• PROBLEM STATEMENT: Retype the run of lines that opens with the line containing "Clone this chart in Bokeh." and closes with the line containing "from bokeh.resources import INLINE", exactly and inclusively, but skip the pictures.

• DATA FOR THIS TASK:
***
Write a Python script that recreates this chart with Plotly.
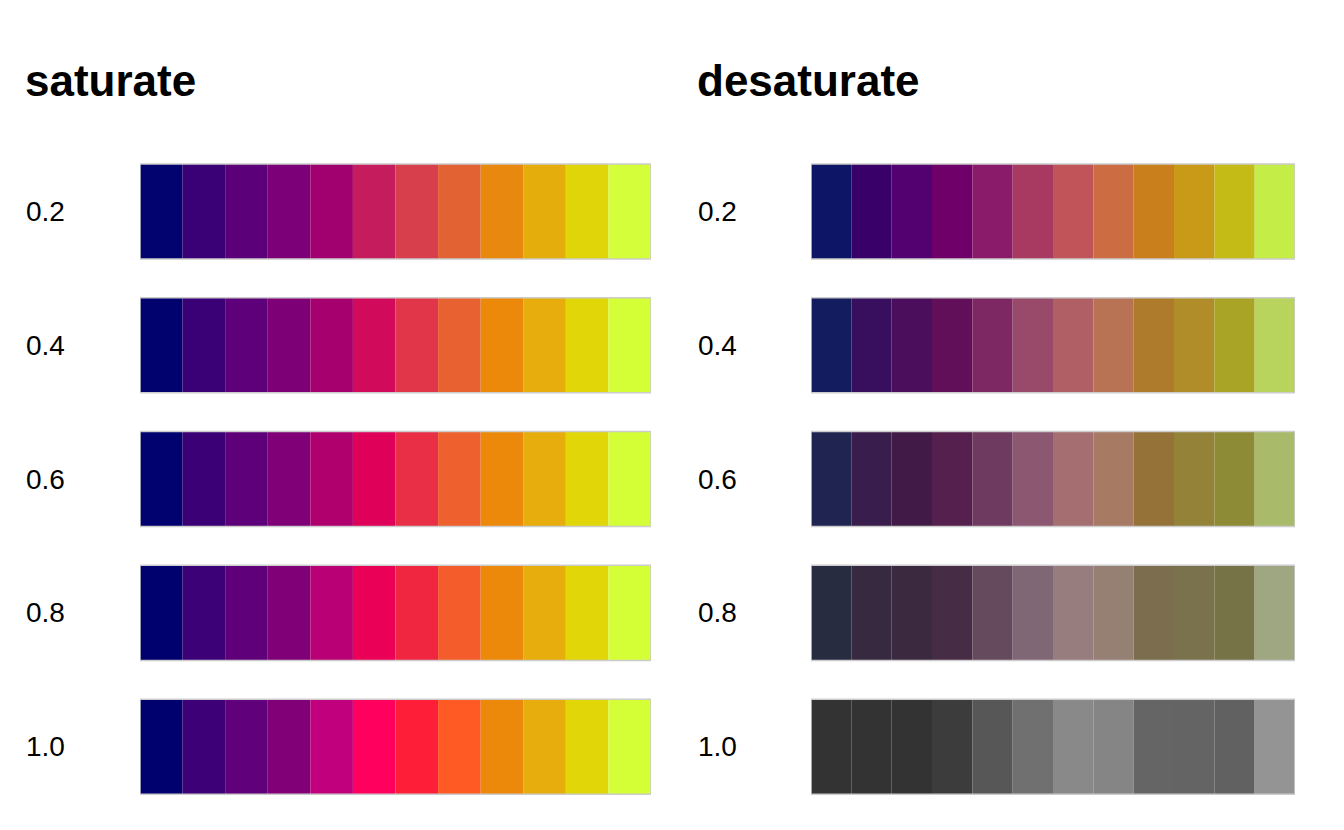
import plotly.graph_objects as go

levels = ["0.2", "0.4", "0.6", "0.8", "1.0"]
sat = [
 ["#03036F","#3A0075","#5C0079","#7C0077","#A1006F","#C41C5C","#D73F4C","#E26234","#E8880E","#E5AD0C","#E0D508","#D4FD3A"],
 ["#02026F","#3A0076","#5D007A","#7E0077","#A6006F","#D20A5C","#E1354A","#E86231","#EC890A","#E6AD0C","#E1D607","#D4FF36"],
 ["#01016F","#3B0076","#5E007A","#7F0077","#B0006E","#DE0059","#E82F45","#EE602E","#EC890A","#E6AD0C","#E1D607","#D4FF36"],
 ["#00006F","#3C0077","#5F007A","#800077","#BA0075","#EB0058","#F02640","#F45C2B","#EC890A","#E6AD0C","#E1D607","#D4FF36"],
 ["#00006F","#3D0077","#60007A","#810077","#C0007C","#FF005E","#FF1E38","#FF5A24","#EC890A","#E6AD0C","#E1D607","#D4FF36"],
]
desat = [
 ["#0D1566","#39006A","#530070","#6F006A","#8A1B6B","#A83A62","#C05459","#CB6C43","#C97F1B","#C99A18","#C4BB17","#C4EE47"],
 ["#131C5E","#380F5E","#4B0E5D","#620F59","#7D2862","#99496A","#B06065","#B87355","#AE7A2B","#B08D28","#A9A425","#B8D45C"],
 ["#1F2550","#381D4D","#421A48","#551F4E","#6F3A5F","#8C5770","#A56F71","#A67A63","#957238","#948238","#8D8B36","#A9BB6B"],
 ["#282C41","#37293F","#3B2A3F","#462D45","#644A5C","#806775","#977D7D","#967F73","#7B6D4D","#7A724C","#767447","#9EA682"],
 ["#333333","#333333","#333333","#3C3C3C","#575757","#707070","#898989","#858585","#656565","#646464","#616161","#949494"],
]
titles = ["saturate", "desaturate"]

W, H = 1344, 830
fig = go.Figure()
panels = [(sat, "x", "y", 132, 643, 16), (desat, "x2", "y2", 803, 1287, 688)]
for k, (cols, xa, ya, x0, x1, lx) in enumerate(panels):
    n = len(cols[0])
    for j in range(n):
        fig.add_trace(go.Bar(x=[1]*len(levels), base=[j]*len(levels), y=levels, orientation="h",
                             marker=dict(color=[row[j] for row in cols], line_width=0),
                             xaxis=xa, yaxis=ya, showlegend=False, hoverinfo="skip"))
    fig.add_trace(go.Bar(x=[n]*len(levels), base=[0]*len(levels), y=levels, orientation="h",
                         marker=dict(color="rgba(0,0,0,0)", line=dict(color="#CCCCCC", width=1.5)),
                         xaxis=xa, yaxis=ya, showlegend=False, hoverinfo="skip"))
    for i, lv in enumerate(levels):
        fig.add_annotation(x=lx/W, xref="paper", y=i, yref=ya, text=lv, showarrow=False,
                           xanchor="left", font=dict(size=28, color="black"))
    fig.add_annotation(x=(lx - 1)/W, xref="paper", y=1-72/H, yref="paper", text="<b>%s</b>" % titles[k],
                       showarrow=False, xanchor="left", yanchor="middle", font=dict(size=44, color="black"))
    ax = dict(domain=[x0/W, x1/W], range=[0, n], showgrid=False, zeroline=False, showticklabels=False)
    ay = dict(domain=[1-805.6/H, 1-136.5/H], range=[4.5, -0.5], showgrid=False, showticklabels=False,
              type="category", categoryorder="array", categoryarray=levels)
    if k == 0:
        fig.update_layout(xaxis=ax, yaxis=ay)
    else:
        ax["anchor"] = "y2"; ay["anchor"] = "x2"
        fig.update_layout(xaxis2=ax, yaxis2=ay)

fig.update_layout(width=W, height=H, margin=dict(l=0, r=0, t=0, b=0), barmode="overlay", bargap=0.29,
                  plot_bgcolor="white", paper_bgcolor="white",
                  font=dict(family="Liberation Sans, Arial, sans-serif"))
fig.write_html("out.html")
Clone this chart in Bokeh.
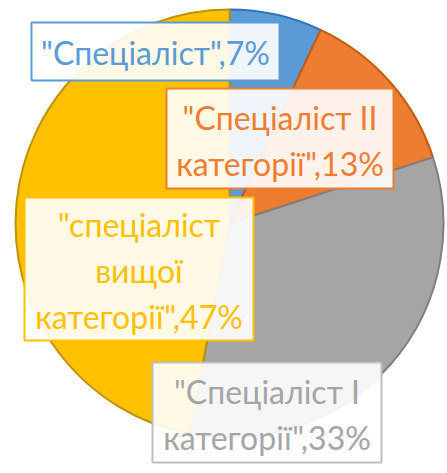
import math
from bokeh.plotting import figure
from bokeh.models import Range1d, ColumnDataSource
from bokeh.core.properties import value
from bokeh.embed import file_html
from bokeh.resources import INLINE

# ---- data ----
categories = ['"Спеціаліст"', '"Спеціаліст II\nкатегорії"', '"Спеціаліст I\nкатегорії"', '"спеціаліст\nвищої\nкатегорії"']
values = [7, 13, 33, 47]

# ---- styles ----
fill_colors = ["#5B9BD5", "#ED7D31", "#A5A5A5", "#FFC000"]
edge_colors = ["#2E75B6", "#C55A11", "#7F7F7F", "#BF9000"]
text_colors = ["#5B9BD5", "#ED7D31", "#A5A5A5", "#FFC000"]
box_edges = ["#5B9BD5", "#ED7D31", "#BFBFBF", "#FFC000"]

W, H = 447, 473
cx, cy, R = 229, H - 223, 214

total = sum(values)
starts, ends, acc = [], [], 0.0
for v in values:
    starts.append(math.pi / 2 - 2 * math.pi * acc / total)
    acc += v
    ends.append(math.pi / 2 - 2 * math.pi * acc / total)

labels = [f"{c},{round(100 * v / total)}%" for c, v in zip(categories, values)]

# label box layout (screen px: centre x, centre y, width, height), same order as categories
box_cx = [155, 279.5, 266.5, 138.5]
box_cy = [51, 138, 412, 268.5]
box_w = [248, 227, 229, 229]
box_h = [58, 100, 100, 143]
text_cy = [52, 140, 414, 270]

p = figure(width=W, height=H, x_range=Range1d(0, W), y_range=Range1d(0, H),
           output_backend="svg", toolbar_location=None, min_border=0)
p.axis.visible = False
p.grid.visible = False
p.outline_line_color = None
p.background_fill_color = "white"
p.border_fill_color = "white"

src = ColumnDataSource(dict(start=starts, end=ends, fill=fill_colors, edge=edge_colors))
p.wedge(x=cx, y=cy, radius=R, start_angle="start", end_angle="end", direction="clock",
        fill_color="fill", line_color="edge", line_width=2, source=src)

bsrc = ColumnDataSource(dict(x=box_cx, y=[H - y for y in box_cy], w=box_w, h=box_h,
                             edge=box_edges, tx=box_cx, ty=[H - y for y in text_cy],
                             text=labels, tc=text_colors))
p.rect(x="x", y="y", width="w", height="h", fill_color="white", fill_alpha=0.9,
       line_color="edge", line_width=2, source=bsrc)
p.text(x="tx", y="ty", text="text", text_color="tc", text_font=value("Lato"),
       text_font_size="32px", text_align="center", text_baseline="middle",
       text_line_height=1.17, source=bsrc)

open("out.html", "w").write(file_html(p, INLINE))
***
• REPLY:
Clone this chart in Bokeh.
import math
from bokeh.plotting import figure
from bokeh.models import Range1d, ColumnDataSource
from bokeh.core.properties import value
from bokeh.embed import file_html
from bokeh.resources import INLINE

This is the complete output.